Однажды в Орнане
Все мое сочувствие принадлежит народу.
1
Судьба не баловала Гюстава Курбе, и, когда в 1863 году очередная его картина вновь не была принята на парижскую выставку, он только пожал плечами. В конце концов, не в первый раз с ним случилось такое, не впервые «добропорядочные» газеты обливали грязью «чудовище из Орнани», чью картину «Купальщицы» за два года до этого, хлестнув тростью, приказал убрать с выставки Наполеон III. А «Погребение в Орнане»? Какой крик подняла тогда наполеоновская пресса, каких только гадостей не наговорила! Подумать только, художник осмеливается брать сюжеты из самой жизни! И изображать такие сцены, в которых главное действующее лицо — народ.
Он был выходцем из народа и свое крестьянское происхождение помнил хорошо; недаром так часто он из Парижа наезжал в родные места — в Орнан, в деревушку Флажей, где долгие годы крестьянствовал его дед, где жили летом отец и мать. Здесь, где все ему было знакомо и мило, он создал многие свои картины, работяга и весельчак, чье имя на протяжении десятилетий было ненавистно буржуа.
Он черпал свои сюжеты из жизни. И он не желал подлаживаться под господствующие вкусы. «Я пишу то, что я вижу», — говаривал Курбе: рабочих, дробящих камни на обочине дороги, женщин, просеивающих зерно, крестьян, возвращающихся с ярмарки, купальщицу, выходящую из воды…

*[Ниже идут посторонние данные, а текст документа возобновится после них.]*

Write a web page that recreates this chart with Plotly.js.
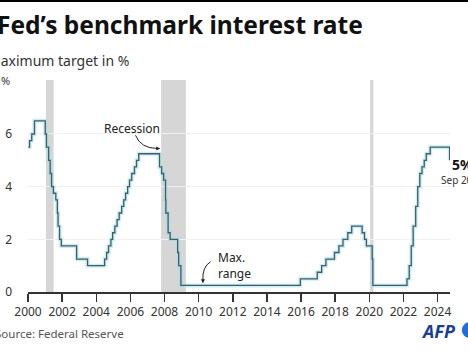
<!DOCTYPE html>
<html>
<head>
<meta charset="utf-8">
<script src="https://cdn.plot.ly/plotly-3.0.1.min.js"></script>
<style>
html,body{margin:0;padding:0;background:#fff;overflow:hidden;}
#chart{width:468px;height:351px;}
</style>
</head>
<body>
<div id="chart"></div>
<script>
// Fed funds target (upper bound), decimal year of change
const dates = [2000.02,2000.09,2000.22,2000.38,2001.01,2001.08,2001.21,2001.30,2001.38,2001.49,2001.63,2001.72,2001.76,2001.85,2001.95,
  2002.85,2003.49,2004.49,2004.61,2004.72,2004.86,2004.96,2005.09,2005.22,2005.34,2005.49,2005.61,2005.72,2005.84,2005.95,
  2006.08,2006.24,2006.36,2006.49,2007.71,2007.83,2007.95,2008.06,2008.08,2008.21,2008.33,2008.77,2008.83,2008.96,
  2015.96,2016.95,2017.21,2017.46,2017.96,2018.22,2018.46,2018.74,2018.97,2019.58,2019.72,2019.83,2020.17,2020.21,
  2022.21,2022.34,2022.46,2022.57,2022.72,2022.84,2022.96,2023.09,2023.22,2023.34,2023.57,2024.71];
const rates = [5.5,5.75,6.0,6.5,6.0,5.5,5.0,4.5,4.0,3.75,3.5,3.0,2.5,2.0,1.75,
  1.25,1.0,1.25,1.5,1.75,2.0,2.25,2.5,2.75,3.0,3.25,3.5,3.75,4.0,4.25,
  4.5,4.75,5.0,5.25,4.75,4.5,4.25,3.5,3.0,2.25,2.0,1.5,1.0,0.25,
  0.5,0.75,1.0,1.25,1.5,1.75,2.0,2.25,2.5,2.25,2.0,1.75,1.25,0.25,
  0.5,1.0,1.75,2.5,3.25,4.0,4.5,4.75,5.0,5.25,5.5,5.0];
const recessionStarts = [2001.05, 2007.8, 2020.05];
const recessionEnds   = [2001.5, 2009.25, 2020.24];
const xTicks = [2000,2002,2004,2006,2008,2010,2012,2014,2016,2018,2020,2022,2024];
const yTicks = [0,2,4,6];

const FONT = '"Noto Sans", "Open Sans", sans-serif';

const traces = [
  {x: dates, y: rates, type: 'scatter', mode: 'lines', line: {shape: 'hv', color: 'rgba(160,220,230,0.55)', width: 4}, hoverinfo: 'skip'},
  {x: dates, y: rates, type: 'scatter', mode: 'lines', line: {shape: 'hv', color: '#3d5e6b', width: 1.3}}
];

const shapes = recessionStarts.map((s, i) => ({
  type: 'rect', xref: 'x', yref: 'paper', x0: s, x1: recessionEnds[i], y0: 0, y1: 1,
  fillcolor: '#d6d6d6', line: {width: 0}, layer: 'below'
}));
// top black bar
shapes.push({type: 'rect', xref: 'paper', yref: 'paper', x0: -0.1, x1: 1.1, y0: 1.368, y1: 1.40, fillcolor: '#000', line: {width: 0}});
// curved arrow paths
shapes.push({type: 'path', xref: 'x', yref: 'y', path: 'M 2006.3,5.95 Q 2006.6,5.45 2007.6,5.45', line: {color: '#222', width: 1}});
shapes.push({type: 'path', xref: 'x', yref: 'y', path: 'M 2010.7,1.15 Q 2010.2,0.95 2010.25,0.45', line: {color: '#222', width: 1}});
// AFP circle
shapes.push({type: 'circle', xref: 'paper', yref: 'paper', x0: 1.028, x1: 1.066, y0: -0.217, y1: -0.142, fillcolor: '#1e6fd9', line: {width: 0}});

const annotations = [
  {xref: 'paper', yref: 'paper', x: -0.078, y: 1.262, xanchor: 'left', yanchor: 'middle', showarrow: false,
   text: '<b>Fed’s benchmark interest rate</b>', font: {family: FONT, size: 24.5, color: '#111'}},
  {xref: 'paper', yref: 'paper', x: -0.1, y: 1.092, xanchor: 'left', yanchor: 'middle', showarrow: false,
   text: 'Maximum target in %', font: {family: FONT, size: 14, color: '#333'}},
  {xref: 'paper', yref: 'paper', x: -0.068, y: 1.0, xanchor: 'left', yanchor: 'middle', showarrow: false,
   text: '%', font: {family: FONT, size: 11, color: '#333'}},
  {xref: 'paper', yref: 'paper', x: -0.083, y: -0.195, xanchor: 'left', yanchor: 'middle', showarrow: false,
   text: 'Source: Federal Reserve', font: {family: FONT, size: 11.5, color: '#555'}},
  {xref: 'x', yref: 'y', x: 2006.1, y: 6.2, xanchor: 'center', yanchor: 'middle', showarrow: false,
   text: 'Recession', font: {family: FONT, size: 12, color: '#222'}},
  {xref: 'x', yref: 'y', x: 2007.75, y: 5.45, ax: -4, ay: 0, showarrow: true, arrowhead: 2, arrowsize: 0.8, arrowwidth: 1, arrowcolor: '#222', text: ''},
  {xref: 'x', yref: 'y', x: 2010.25, y: 0.33, ax: 0, ay: -4, showarrow: true, arrowhead: 2, arrowsize: 0.8, arrowwidth: 1, arrowcolor: '#222', text: ''},
  {xref: 'x', yref: 'y', x: 2011.0, y: 1.0, xanchor: 'left', yanchor: 'middle', showarrow: false, align: 'left',
   text: 'Max.<br>range', font: {family: FONT, size: 12, color: '#222'}},
  {xref: 'paper', yref: 'paper', x: 1.03, y: 0.603, xanchor: 'center', yanchor: 'middle', showarrow: false,
   text: '<b>5%</b>', font: {family: FONT, size: 14, color: '#111'}},
  {xref: 'paper', yref: 'paper', x: 1.03, y: 0.53, xanchor: 'center', yanchor: 'middle', showarrow: false,
   text: 'Sep 2024', font: {family: FONT, size: 10, color: '#333'}},
  {xref: 'paper', yref: 'paper', x: 1.018, y: -0.183, xanchor: 'right', yanchor: 'middle', showarrow: false,
   text: '<b><i>AFP</i></b>', font: {family: FONT, size: 18, color: '#1b3f94'}}
];

const layout = {
  width: 468, height: 351,
  margin: {l: 28, r: 18, t: 80, b: 59},
  paper_bgcolor: '#fff', plot_bgcolor: '#fff',
  showlegend: false,
  font: {family: FONT, size: 12, color: '#333'},
  xaxis: {
    range: [2000, 2024.73], tickmode: 'array', tickvals: xTicks, ticktext: xTicks.map(String),
    showgrid: false, zeroline: false, showline: true, linecolor: '#333', linewidth: 1.5,
    ticks: 'outside', ticklen: 8, tickwidth: 1.5, tickcolor: '#333',
    tickfont: {family: FONT, size: 12, color: '#333'}
  },
  yaxis: {
    range: [0, 8.05], tickmode: 'array', tickvals: yTicks, ticktext: yTicks.map(String),
    showgrid: true, gridcolor: '#f1f1f1', gridwidth: 1, zeroline: false, showline: false,
    ticks: '', ticklabelstandoff: 15,
    tickfont: {family: FONT, size: 12, color: '#333'}
  },
  shapes: shapes,
  annotations: annotations
};

Plotly.newPlot('chart', traces, layout, {displayModeBar: false, staticPlot: true});
</script>
</body>
</html>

И на этот раз он остался верен себе. Человек удивительной работоспособности, очень требовательный (он сам писал о том, что художник должен, если надо, уметь стереть и переделать, не колеблясь, свою лучшую картину), не единожды видел Курбе то, что он изобразил в «Возвращении кюре с приходского совещания» — так называлось отвергнутое Салоном полотно. Впрочем, кто из его сограждан не наблюдал подобных сцен где угодно: под Парижем и под Марселем, в Орлеане и в Нормандии. Мог ли он молчать, художник-демократ, основным принципом своей работы провозгласивший, что «надо писать то, что видишь, и надо видеть то, что надо, и так, как надо»?
2
Еще в начале 1863 года Курбе сообщил в одном из писем отцу, что с увлечением работает над большой картиной и что эта картина «полна критики и комична до последней степени».
Курбе писал ее быстро, как всегда, удивляя своей энергией Этьена Бодри, друга и почитателя, в чьем имении около Сентонжа он гостил еще с лета 1862 года.
…Прямо по пыльной дороге мимо обработанных крестьянскими руками виноградников, мимо полей бредет компания священников в своих черных сутанах и черных треуголках. Они побывали на совещании у епископа, поговорили там о делах и о пастве, что ныне кое-где стала далеко не такой смирной, как в былые годы, и вот теперь возвращаются восвояси, ведя непринужденную и несомненно благостную беседу.
Но почему так странно движутся они? Один из священников — прямо на переднем плане, огромный, с тускло поблескивающими масляными глазками, живая глыба мяса, — взгромоздившийся на маленького ослика, того и гляди, упадет на землю. Хорошо, что его хоть немного поддерживает идущий рядом викарий. Он тоже пьян, этот викарий, и в его красивых чертах что-то жестокое, что-то очень неприятное, хотя и не высказанное до конца: быть может, он еще и сам не сознает всех тех пороков, которые уловил и выразил на его лице художник. Несколько менее пьян другой кюре рядом с ним, крепкий, прямой, в зеленых очках, с хитроватым, желчным лицом уездного дипломата, этакого не проявившего еще себя в полной мере провинциального Талейрана. Ему хочется хоть как-то соблюсти приличие, замять скандал, он поддерживает раскачивающегося на спине ослика тучного здоровяка, но в то же время как бы отстраняется от всего происходящего: «Я тут был, это верно, но сам-?? я совершенно непричастен».
Придерживаясь рукой за узду несчастного ослика, еле передвигает ноги еще один священник. На нем башмаки с пряжками и шелковые чулки. Его, вежливого и изысканного, допускают в свое общество местные дворяне. Может быть, со временем он благодаря своим связям и епископом станет, этот понаторевший в светских беседах на духовные темы кюре. Потупив взор, стыдливо опустив голову, бредет он, тоже пошатываясь.